Amparo made the sensible point that women must not publicly criticize each other’s feminism. I thought of George Orwell’s Homage to Catalonia - surely one of the most boring books ever written - an account of the infighting between the various groups on the Left: the marxist POUM (Partit Obrer d’Unificacio Marxista), the anarchist CNT (Confederacion Nacional del Trabajo) and the socialist UGT (Union General de Trabajadores) and the communist PSU (Partit Socialista Unificat). I wanted to put my hand up at question time and say the fascists won in Spain because of the infighting amongst the opposition but I didn’t because I’m not a show off or a goody-goody teacher’s pet.
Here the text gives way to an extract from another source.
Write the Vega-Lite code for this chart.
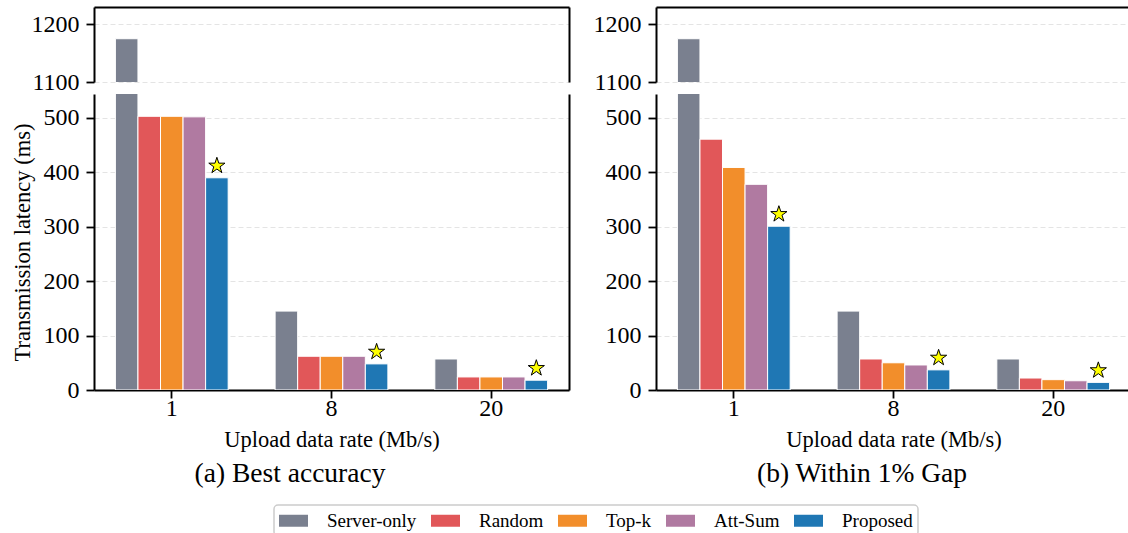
{
  "$schema": "https://vega.github.io/schema/vega-lite/v6.json",
  "padding": {"left": 10, "top": 7, "right": 0, "bottom": 0},
  "datasets": {
    "a": [
      {"rate": "1", "method": "Server-only", "value": 1175},
      {"rate": "1", "method": "Random", "value": 503},
      {"rate": "1", "method": "Top-k", "value": 503},
      {"rate": "1", "method": "Att-Sum", "value": 502},
      {"rate": "1", "method": "Proposed", "value": 390},
      {"rate": "8", "method": "Server-only", "value": 145},
      {"rate": "8", "method": "Random", "value": 62},
      {"rate": "8", "method": "Top-k", "value": 62},
      {"rate": "8", "method": "Att-Sum", "value": 62},
      {"rate": "8", "method": "Proposed", "value": 48},
      {"rate": "20", "method": "Server-only", "value": 57},
      {"rate": "20", "method": "Random", "value": 24},
      {"rate": "20", "method": "Top-k", "value": 24},
      {"rate": "20", "method": "Att-Sum", "value": 24},
      {"rate": "20", "method": "Proposed", "value": 18}
    ],
    "b": [
      {"rate": "1", "method": "Server-only", "value": 1175},
      {"rate": "1", "method": "Random", "value": 461},
      {"rate": "1", "method": "Top-k", "value": 409},
      {"rate": "1", "method": "Att-Sum", "value": 378},
      {"rate": "1", "method": "Proposed", "value": 301},
      {"rate": "8", "method": "Server-only", "value": 145},
      {"rate": "8", "method": "Random", "value": 57},
      {"rate": "8", "method": "Top-k", "value": 50},
      {"rate": "8", "method": "Att-Sum", "value": 46},
      {"rate": "8", "method": "Proposed", "value": 37},
      {"rate": "20", "method": "Server-only", "value": 57},
      {"rate": "20", "method": "Random", "value": 22},
      {"rate": "20", "method": "Top-k", "value": 19},
      {"rate": "20", "method": "Att-Sum", "value": 17},
      {"rate": "20", "method": "Proposed", "value": 14}
    ]
  },
  "hconcat": [
    {
      "data": {"name": "a"},
      "title": {"text": "(a) Best accuracy"},
      "spacing": 0,
      "vconcat": [
        {
          "width": 475, "height": 75,
          "resolve": {"axis": {"y": "independent"}},
          "layer": [
            {
              "mark": {"type": "bar", "clip": true, "stroke": "white", "strokeWidth": 1},
              "encoding": {
                "x": {"field": "rate", "type": "nominal", "sort": ["1", "8", "20"], "scale": {"paddingInner": 0.294, "paddingOuter": 0.134}, "axis": {"orient": "top", "labels": false, "ticks": false, "title": null}},
                "xOffset": {"field": "method", "type": "nominal", "sort": ["Server-only", "Random", "Top-k", "Att-Sum", "Proposed"], "scale": {"paddingInner": 0, "paddingOuter": 0}},
                "y": {"field": "value", "type": "quantitative", "scale": {"domain": [1100, 1230], "nice": false, "zero": false}, "axis": {"values": [1100, 1200], "format": "d", "title": null, "grid": true}},
                "color": {"field": "method", "type": "nominal", "scale": {"domain": ["Server-only", "Random", "Top-k", "Att-Sum", "Proposed"], "range": ["#7a808f", "#e15759", "#f28e2b", "#b07aa1", "#1f77b4"]}, "legend": {"orient": "none", "legendX": 180, "legendY": 498, "direction": "horizontal", "title": null}}
              }
            },
            {
              "transform": [{"filter": "datum.method == 'Proposed'"}],
              "mark": {"type": "point", "clip": true, "shape": "M0,-1L0.2245,-0.309L0.951,-0.309L0.363,0.118L0.588,0.809L0,0.382L-0.588,0.809L-0.363,0.118L-0.951,-0.309L-0.2245,-0.309Z", "size": 290, "filled": true, "fill": "#ffff00", "stroke": "black", "strokeWidth": 1, "opacity": 1, "yOffset": -12},
              "encoding": {
                "x": {"field": "rate", "type": "nominal", "sort": ["1", "8", "20"]},
                "xOffset": {"field": "method", "type": "nominal", "sort": ["Server-only", "Random", "Top-k", "Att-Sum", "Proposed"]},
                "y": {"field": "value", "type": "quantitative", "axis": {"orient": "right", "labels": false, "ticks": false, "grid": false, "title": null}}
              }
            }
          ]
        },
        {
          "width": 475, "height": 296,
          "resolve": {"axis": {"y": "independent"}},
          "layer": [
            {
              "mark": {"type": "bar", "clip": true, "stroke": "white", "strokeWidth": 1},
              "encoding": {
                "x": {"field": "rate", "type": "nominal", "sort": ["1", "8", "20"], "scale": {"paddingInner": 0.294, "paddingOuter": 0.134}, "axis": {"title": "Upload data rate (Mb/s)"}},
                "xOffset": {"field": "method", "type": "nominal", "sort": ["Server-only", "Random", "Top-k", "Att-Sum", "Proposed"], "scale": {"paddingInner": 0, "paddingOuter": 0}},
                "y": {"field": "value", "type": "quantitative", "scale": {"domain": [0, 544], "nice": false}, "axis": {"values": [0, 100, 200, 300, 400, 500], "format": "d", "title": "Transmission latency (ms)", "grid": true}},
                "color": {"field": "method", "type": "nominal", "scale": {"domain": ["Server-only", "Random", "Top-k", "Att-Sum", "Proposed"], "range": ["#7a808f", "#e15759", "#f28e2b", "#b07aa1", "#1f77b4"]}, "legend": {"orient": "none", "legendX": 180, "legendY": 498, "direction": "horizontal", "title": null}}
              }
            },
            {
              "transform": [{"filter": "datum.method == 'Proposed'"}],
              "mark": {"type": "point", "clip": true, "shape": "M0,-1L0.2245,-0.309L0.951,-0.309L0.363,0.118L0.588,0.809L0,0.382L-0.588,0.809L-0.363,0.118L-0.951,-0.309L-0.2245,-0.309Z", "size": 290, "filled": true, "fill": "#ffff00", "stroke": "black", "strokeWidth": 1, "opacity": 1, "yOffset": -12},
              "encoding": {
                "x": {"field": "rate", "type": "nominal", "sort": ["1", "8", "20"]},
                "xOffset": {"field": "method", "type": "nominal", "sort": ["Server-only", "Random", "Top-k", "Att-Sum", "Proposed"]},
                "y": {"field": "value", "type": "quantitative", "axis": {"orient": "right", "labels": false, "ticks": false, "grid": false, "title": null}}
              }
            }
          ]
        }
      ]
    },
    {
      "data": {"name": "b"},
      "title": {"text": "(b) Within 1% Gap"},
      "spacing": 0,
      "vconcat": [
        {
          "width": 475, "height": 75,
          "resolve": {"axis": {"y": "independent"}},
          "layer": [
            {
              "mark": {"type": "bar", "clip": true, "stroke": "white", "strokeWidth": 1},
              "encoding": {
                "x": {"field": "rate", "type": "nominal", "sort": ["1", "8", "20"], "scale": {"paddingInner": 0.294, "paddingOuter": 0.134}, "axis": {"orient": "top", "labels": false, "ticks": false, "title": null}},
                "xOffset": {"field": "method", "type": "nominal", "sort": ["Server-only", "Random", "Top-k", "Att-Sum", "Proposed"], "scale": {"paddingInner": 0, "paddingOuter": 0}},
                "y": {"field": "value", "type": "quantitative", "scale": {"domain": [1100, 1230], "nice": false, "zero": false}, "axis": {"values": [1100, 1200], "format": "d", "title": null, "grid": true}},
                "color": {"field": "method", "type": "nominal", "scale": {"domain": ["Server-only", "Random", "Top-k", "Att-Sum", "Proposed"], "range": ["#7a808f", "#e15759", "#f28e2b", "#b07aa1", "#1f77b4"]}, "legend": {"orient": "none", "legendX": 180, "legendY": 498, "direction": "horizontal", "title": null}}
              }
            },
            {
              "transform": [{"filter": "datum.method == 'Proposed'"}],
              "mark": {"type": "point", "clip": true, "shape": "M0,-1L0.2245,-0.309L0.951,-0.309L0.363,0.118L0.588,0.809L0,0.382L-0.588,0.809L-0.363,0.118L-0.951,-0.309L-0.2245,-0.309Z", "size": 290, "filled": true, "fill": "#ffff00", "stroke": "black", "strokeWidth": 1, "opacity": 1, "yOffset": -12},
              "encoding": {
                "x": {"field": "rate", "type": "nominal", "sort": ["1", "8", "20"]},
                "xOffset": {"field": "method", "type": "nominal", "sort": ["Server-only", "Random", "Top-k", "Att-Sum", "Proposed"]},
                "y": {"field": "value", "type": "quantitative", "axis": {"orient": "right", "labels": false, "ticks": false, "grid": false, "title": null}}
              }
            }
          ]
        },
        {
          "width": 475, "height": 296,
          "resolve": {"axis": {"y": "independent"}},
          "layer": [
            {
              "mark": {"type": "bar", "clip": true, "stroke": "white", "strokeWidth": 1},
              "encoding": {
                "x": {"field": "rate", "type": "nominal", "sort": ["1", "8", "20"], "scale": {"paddingInner": 0.294, "paddingOuter": 0.134}, "axis": {"title": "Upload data rate (Mb/s)"}},
                "xOffset": {"field": "method", "type": "nominal", "sort": ["Server-only", "Random", "Top-k", "Att-Sum", "Proposed"], "scale": {"paddingInner": 0, "paddingOuter": 0}},
                "y": {"field": "value", "type": "quantitative", "scale": {"domain": [0, 544], "nice": false}, "axis": {"values": [0, 100, 200, 300, 400, 500], "format": "d", "title": null, "grid": true}},
                "color": {"field": "method", "type": "nominal", "scale": {"domain": ["Server-only", "Random", "Top-k", "Att-Sum", "Proposed"], "range": ["#7a808f", "#e15759", "#f28e2b", "#b07aa1", "#1f77b4"]}, "legend": {"orient": "none", "legendX": 180, "legendY": 498, "direction": "horizontal", "title": null}}
              }
            },
            {
              "transform": [{"filter": "datum.method == 'Proposed'"}],
              "mark": {"type": "point", "clip": true, "shape": "M0,-1L0.2245,-0.309L0.951,-0.309L0.363,0.118L0.588,0.809L0,0.382L-0.588,0.809L-0.363,0.118L-0.951,-0.309L-0.2245,-0.309Z", "size": 290, "filled": true, "fill": "#ffff00", "stroke": "black", "strokeWidth": 1, "opacity": 1, "yOffset": -12},
              "encoding": {
                "x": {"field": "rate", "type": "nominal", "sort": ["1", "8", "20"]},
                "xOffset": {"field": "method", "type": "nominal", "sort": ["Server-only", "Random", "Top-k", "Att-Sum", "Proposed"]},
                "y": {"field": "value", "type": "quantitative", "axis": {"orient": "right", "labels": false, "ticks": false, "grid": false, "title": null}}
              }
            }
          ]
        }
      ]
    }
  ],
  "spacing": 24,
  "config": {
    "font": "Liberation Serif",
    "view": {"stroke": null},
    "axis": {
      "labelFont": "Liberation Serif", "labelFontSize": 24, "labelColor": "black",
      "titleFont": "Liberation Serif", "titleFontSize": 22.5, "titleFontWeight": "normal", "titleColor": "black",
      "domainColor": "black", "domainWidth": 2,
      "tickColor": "black", "tickWidth": 1.8, "tickSize": 8, "labelPadding": 7,
      "gridColor": "#e4e4e4", "gridDash": [5, 3], "gridWidth": 1
    },
    "axisX": {"labelAngle": 0, "grid": false, "titlePadding": 8, "labelPadding": -2},
    "axisY": {"titlePadding": 9},
    "title": {"orient": "bottom", "anchor": "middle", "font": "Liberation Serif", "fontSize": 27.5, "fontWeight": "normal", "color": "black", "offset": 9},
    "legend": {
      "labelFont": "Liberation Serif", "labelFontSize": 19, "labelColor": "black",
      "symbolType": "M-1.381,-0.571H1.381V0.571H-1.381Z", "symbolSize": 441, "symbolOffset": 4, "symbolStrokeWidth": 0, "symbolOpacity": 1,
      "labelOffset": 23, "columnPadding": 13, "padding": 5,
      "strokeColor": "#cccccc", "strokeWidth": 1.5, "cornerRadius": 4, "fillColor": "white"
    }
  }
}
There were several talks going on simultaneously in every room on every floor in the building right up to the so-called "Loft," including gems like "How I saved my own Life" by Iwona Rogwela and "How I won damages from the Metropolitan Police" by Kelly Frost, as well as Julia Long on feminist theory. The great thing is most of the WDI talks were filmed and are available on YouTube, so everyone can watch them. In her talk, Iwona Rogwela explained that she kicked her US Marine boyfriend “in the bollocks” one night when he attacked her, and she says it saved her life. She knows some karate moves and she showed us: I recommend that every woman watch it!

Fiona McAnena talked about her sterling work to get men out of women’s sport. She said the sporting bodies all eventually come round after you explain that men have an unfair advantage when they compete against women. She said you have to say it over and over again. British Cycling recently announced it is considering banning men permanently from elite women’s competition so her efforts are paying off. “Let’s just keep consciousness raising,” said Fiona McAnena, “It’s what we do.
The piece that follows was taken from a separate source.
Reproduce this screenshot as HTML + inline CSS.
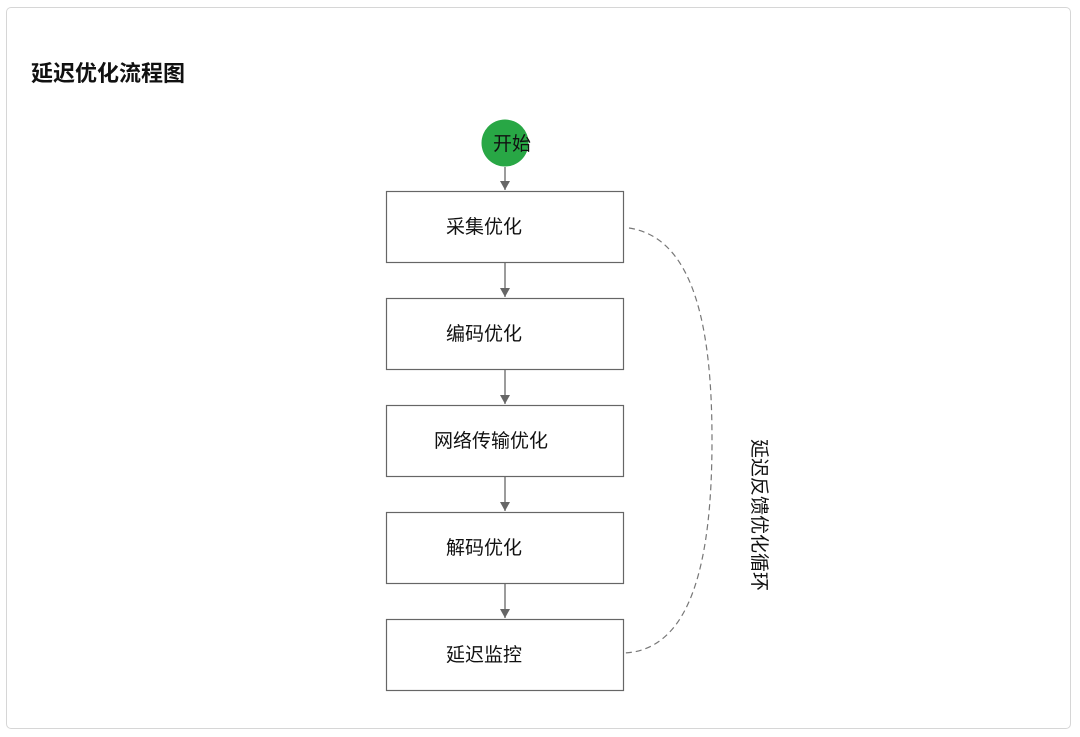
<!DOCTYPE html>
<html><head><meta charset="utf-8"><style>
html,body{margin:0;padding:0;background:#fff;}
body{width:1080px;height:737px;position:relative;overflow:hidden;font-family:"Liberation Sans","Noto Sans CJK SC",sans-serif;}
.card{position:absolute;left:6px;top:7px;width:1065px;height:722px;border:1px solid #d6d6d6;border-radius:5px;box-sizing:border-box;}
.title{position:absolute;left:31px;top:56px;font-size:22px;font-weight:bold;color:#111;}
</style></head><body>
<div class="card"></div>
<div class="title">延迟优化流程图</div>
<svg width="1080" height="737" style="position:absolute;left:0;top:0" font-family="Liberation Sans, Noto Sans CJK SC, sans-serif">
<defs><marker id="a" markerWidth="10" markerHeight="10" refX="9" refY="5" orient="auto" markerUnits="userSpaceOnUse"><path d="M0,0 L9,5 L0,10z" fill="#666"/></marker></defs>
<circle cx="505" cy="143" r="23.5" fill="#28a745"/>
<text x="512" y="150" font-size="19" text-anchor="middle" fill="#111">开始</text>
<g stroke="#666" stroke-width="1.3" fill="none">
<line x1="505" y1="167" x2="505" y2="190" marker-end="url(#a)"/>
<line x1="505" y1="262" x2="505" y2="297" marker-end="url(#a)"/>
<line x1="505" y1="369" x2="505" y2="404" marker-end="url(#a)"/>
<line x1="505" y1="476" x2="505" y2="511" marker-end="url(#a)"/>
<line x1="505" y1="583" x2="505" y2="618" marker-end="url(#a)"/>
</g>
<g stroke="#666" stroke-width="1.2" fill="#fff">
<rect x="386.5" y="191.5" width="237" height="71"/>
<rect x="386.5" y="298.5" width="237" height="71"/>
<rect x="386.5" y="405.5" width="237" height="71"/>
<rect x="386.5" y="512.5" width="237" height="71"/>
<rect x="386.5" y="619.5" width="237" height="71"/>
</g>
<g font-size="19" fill="#111">
<text x="446" y="233">采集优化</text>
<text x="446" y="340">编码优化</text>
<text x="434" y="447">网络传输优化</text>
<text x="446" y="554">解码优化</text>
<text x="446" y="661">延迟监控</text>
</g>
<path d="M629,228 C695,238 712,330 712,440 C712,560 692,650 624,653" stroke="#777" stroke-width="1.2" fill="none" stroke-dasharray="6,4"/>
<text transform="translate(753,439) rotate(90)" font-size="19" fill="#111">延迟反馈优化循环</text>
</svg>
</body></html>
Throughout this speech a woman behind me rummaged in her bag, shuffled and rustled bits of paper. Not for the first time I wondered why the women’s liberation movement is a magnet for women who are - shall we say - uninhibited and I recalled Mary Daly’s comment: “Insanity is the most logical response to the patriarchy.”

I went up to the Loft for the talk I considered essential: Maureen O’Hara on "Rolling Back Gender ID in Law." Maureen O’Hara is a feminist and a lawyer. The room was packed and Brava was also in attendance. I had pen in hand poised to take notes. Maureen began and she was clear and easy to listen to. Then a woman came in late and sat next to me - the only seat left. She ate a crunchy nut bar slowly and noisily all through the talk and I blame her for my lack of notes on Maureen O’Hara’s lecture.
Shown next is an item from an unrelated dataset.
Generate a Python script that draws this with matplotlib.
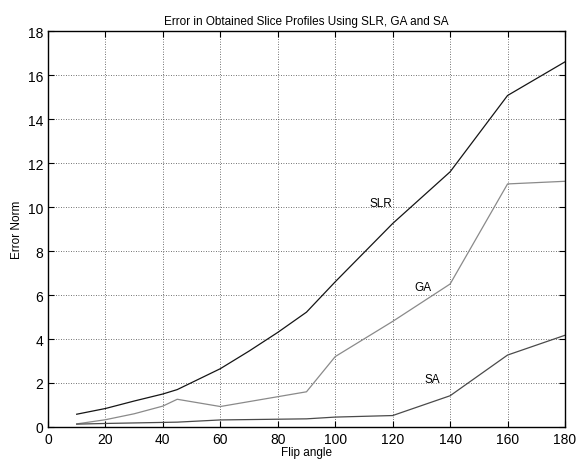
import matplotlib
matplotlib.use("Agg")
import matplotlib.pyplot as plt

title = "Error in Obtained Slice Profiles Using SLR, GA and SA"
slr_x = [10, 20, 30, 40, 45, 60, 70, 80, 90, 100, 120, 140, 160, 180]
slr_y = [0.58, 0.84, 1.18, 1.5, 1.7, 2.65, 3.45, 4.3, 5.22, 6.6, 9.25, 11.6, 15.07, 16.6]
ga_x = [10, 20, 30, 40, 45, 60, 90, 100, 120, 140, 160, 180]
ga_y = [0.14, 0.33, 0.6, 0.95, 1.26, 0.93, 1.6, 3.2, 4.8, 6.5, 11.05, 11.17]
sa_x = [10, 20, 45, 60, 90, 100, 120, 140, 160, 180]
sa_y = [0.13, 0.16, 0.22, 0.32, 0.37, 0.45, 0.52, 1.42, 3.27, 4.17]
xticks = list(range(0, 181, 20))
yticks = list(range(0, 19, 2))

plt.rcParams['font.family'] = ['Liberation Sans', 'DejaVu Sans']
fig = plt.figure(figsize=(5.78, 4.6), dpi=100)
ax = fig.add_axes([0.083, 0.0696, 0.8945, 0.8607])

ax.plot(slr_x, slr_y, color='#151515', lw=0.9)
ax.plot(ga_x, ga_y, color='#8a8a8a', lw=0.9)
ax.plot(sa_x, sa_y, color='#4a4a4a', lw=0.9)

ax.text(116, 10.2, 'SLR', fontsize=8.5, ha='center', va='center')
ax.text(130.6, 6.35, 'GA', fontsize=8.5, ha='center', va='center')
ax.text(133.7, 2.2, 'SA', fontsize=8.5, ha='center', va='center')

ax.set_xlim(0, 180)
ax.set_ylim(0, 18)
ax.set_xticks(xticks)
ax.set_yticks(yticks)
ax.tick_params(direction='in', top=True, right=True, labelsize=10, length=4, width=0.8)
ax.grid(True, linestyle=(0, (1, 2)), color='#444444', lw=0.6)
for s in ax.spines.values():
    s.set_linewidth(1.0)
ax.set_title(title, fontsize=8.5, pad=5)
ax.set_xlabel('Flip angle', fontsize=8.5, labelpad=0)
ax.set_ylabel('Error Norm', fontsize=8.5, labelpad=3)

fig.savefig('out.png', dpi=100)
Sheila Jeffreys - the Reverend Mother - gave the final speech entitled "Why equality doesn’t work." In a blaze of statistics she explained why the women’s liberation movement begun in Britain in 1970 - a movement whose aim was equality with men - is a damp squib. Progress is slower than a sloth in slow motion. In 2022 The World Economic Forum said women globally earn 20% less than men and it will take about 100 years to reach parity. According to TUC statistics in 2023 women in the UK earn 15% less than men, equivalent to working two months of the year for free.

She continued relentlessly:  In the UK women do 60% more housework than men. When we retire our pension is 38% less than men's; women constitute only 2% of the manual workforce (skilled trades). Women are, she says, a sex caste subordinate to men, a slave class to provide free labor - child care and services for their husbands including sex work “which they’d rather not be doing a lot of the time.”

Her point was that equal pay legislation such as quotas don’t work because the system - the patriarchy - is stacked against us from the beginning.  She says: “All men’s advantages stem from marriage, the acquisition of a wife means a man has a wife to service all his needs and bring up his children for free. Women have the double disadvantage of serving as the wife while not having a wife. Unlike men, women are slaves in the private sphere, subject to being murdered. Male violence and pornography mean the idea of equality with men is impossible and absurd. I thought of Sarah Everard, arrested for the crime of being blond and pretty - her punishment: rape, strangulation and death.

Sheila Jeffrey’s answer to the question what is to be done, is to become a political lesbian. If women want liberation from slavery, they must disengage from men.